[PROBLEM TO WORK ON] Retype all of the listing exactly, passing over any picture you find.

[GIVEN DATA]

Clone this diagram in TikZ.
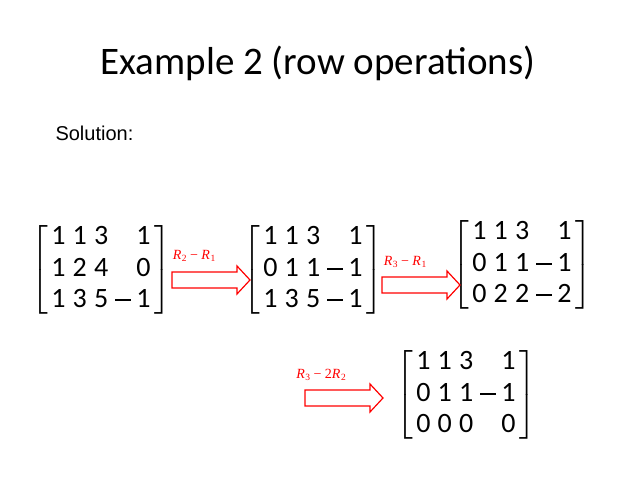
\documentclass[tikz,border=0pt]{standalone}
\usepackage{amsmath}
\usepackage{fontspec}
\setmainfont{Carlito}
\newfontfamily\arialf{Liberation Sans}
\newfontfamily\labf{Liberation Serif}
\newcommand\mx[1]{{\fontsize{28}{33}\selectfont$\left[\renewcommand\arraystretch{0.95}\setlength\arraycolsep{3.6pt}\begin{array}{cccr}#1\end{array}\right]$}}
\newcommand\mns{\rule[0.24em]{0.55em}{0.06em}\kern0.2em}
\newcommand\mo{\text{\mns 1}}
\newcommand\mt{\text{\mns 2}}
\newcommand\Rs[1]{\textit{R}\kern0.5pt\raisebox{-2.5pt}{\fontsize{9.5}{11}\selectfont #1}}
\tikzset{
 oplab/.style={text=red, font=\labf\fontsize{14}{16}\selectfont, inner sep=1pt},
 blockarrow/.style={draw=red, fill=white, line width=1.2pt, line join=miter}
}
\newcommand\barrow[3]{% name, x, y (center)
 \draw[blockarrow] (#2-39,#3-8) -- (#2+26,#3-8) -- (#2+26,#3-14) -- (#2+39,#3) -- (#2+26,#3+14) -- (#2+26,#3+8) -- (#2-39,#3+8) -- cycle;
 \coordinate (#1) at (#2,#3);}
\begin{document}
\begin{tikzpicture}[x=1pt,y=-1pt]
\useasboundingbox[fill=white] (0,0) rectangle (638,478);
\node (title) at (318,63) {\fontsize{39}{46}\selectfont Example 2 (row operations)};
\node[anchor=west] (sol) at (52,133) {\arialf\fontsize{20}{24}\selectfont Solution:};
\node (m1) at (101,270) {\mx{\text{1}&\text{1}&\text{3}&\text{1}\\\text{1}&\text{2}&\text{4}&\text{0}\\\text{1}&\text{3}&\text{5}&\mo}};
\node (m2) at (313,270) {\mx{\text{1}&\text{1}&\text{3}&\text{1}\\\text{0}&\text{1}&\text{1}&\mo\\\text{1}&\text{3}&\text{5}&\mo}};
\node (m3) at (522,265) {\mx{\text{1}&\text{1}&\text{3}&\text{1}\\\text{0}&\text{1}&\text{1}&\mo\\\text{0}&\text{2}&\text{2}&\mt}};
\node (m4) at (466,395) {\mx{\text{1}&\text{1}&\text{3}&\text{1}\\\text{0}&\text{1}&\text{1}&\mo\\\text{0}&\text{0}&\text{0}&\text{0}}};
\barrow{a1}{211}{280}
\barrow{a2}{421}{285}
\barrow{a3}{344}{398}
\node[oplab] (l1) at (194,256) {\Rs{2} − \Rs{1}};
\node[oplab] (l2) at (405,262) {\Rs{3} − \Rs{1}};
\node[oplab] (l3) at (321,375) {\Rs{3} − 2\Rs{2}};
\end{tikzpicture}
\end{document}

[RESULT OF THIS EXERCISE]
Clone this diagram in TikZ.
\documentclass[tikz,border=0pt]{standalone}
\usepackage{amsmath}
\usepackage{fontspec}
\setmainfont{Carlito}
\newfontfamily\arialf{Liberation Sans}
\newfontfamily\labf{Liberation Serif}
\newcommand\mx[1]{{\fontsize{28}{33}\selectfont$\left[\renewcommand\arraystretch{0.95}\setlength\arraycolsep{3.6pt}\begin{array}{cccr}#1\end{array}\right]$}}
\newcommand\mns{\rule[0.24em]{0.55em}{0.06em}\kern0.2em}
\newcommand\mo{\text{\mns 1}}
\newcommand\mt{\text{\mns 2}}
\newcommand\Rs[1]{\textit{R}\kern0.5pt\raisebox{-2.5pt}{\fontsize{9.5}{11}\selectfont #1}}
\tikzset{
 oplab/.style={text=red, font=\labf\fontsize{14}{16}\selectfont, inner sep=1pt},
 blockarrow/.style={draw=red, fill=white, line width=1.2pt, line join=miter}
}
\newcommand\barrow[3]{% name, x, y (center)
 \draw[blockarrow] (#2-39,#3-8) -- (#2+26,#3-8) -- (#2+26,#3-14) -- (#2+39,#3) -- (#2+26,#3+14) -- (#2+26,#3+8) -- (#2-39,#3+8) -- cycle;
 \coordinate (#1) at (#2,#3);}
\begin{document}
\begin{tikzpicture}[x=1pt,y=-1pt]
\useasboundingbox[fill=white] (0,0) rectangle (638,478);
\node (title) at (318,63) {\fontsize{39}{46}\selectfont Example 2 (row operations)};
\node[anchor=west] (sol) at (52,133) {\arialf\fontsize{20}{24}\selectfont Solution:};
\node (m1) at (101,270) {\mx{\text{1}&\text{1}&\text{3}&\text{1}\\\text{1}&\text{2}&\text{4}&\text{0}\\\text{1}&\text{3}&\text{5}&\mo}};
\node (m2) at (313,270) {\mx{\text{1}&\text{1}&\text{3}&\text{1}\\\text{0}&\text{1}&\text{1}&\mo\\\text{1}&\text{3}&\text{5}&\mo}};
\node (m3) at (522,265) {\mx{\text{1}&\text{1}&\text{3}&\text{1}\\\text{0}&\text{1}&\text{1}&\mo\\\text{0}&\text{2}&\text{2}&\mt}};
\node (m4) at (466,395) {\mx{\text{1}&\text{1}&\text{3}&\text{1}\\\text{0}&\text{1}&\text{1}&\mo\\\text{0}&\text{0}&\text{0}&\text{0}}};
\barrow{a1}{211}{280}
\barrow{a2}{421}{285}
\barrow{a3}{344}{398}
\node[oplab] (l1) at (194,256) {\Rs{2} − \Rs{1}};
\node[oplab] (l2) at (405,262) {\Rs{3} − \Rs{1}};
\node[oplab] (l3) at (321,375) {\Rs{3} − 2\Rs{2}};
\end{tikzpicture}
\end{document}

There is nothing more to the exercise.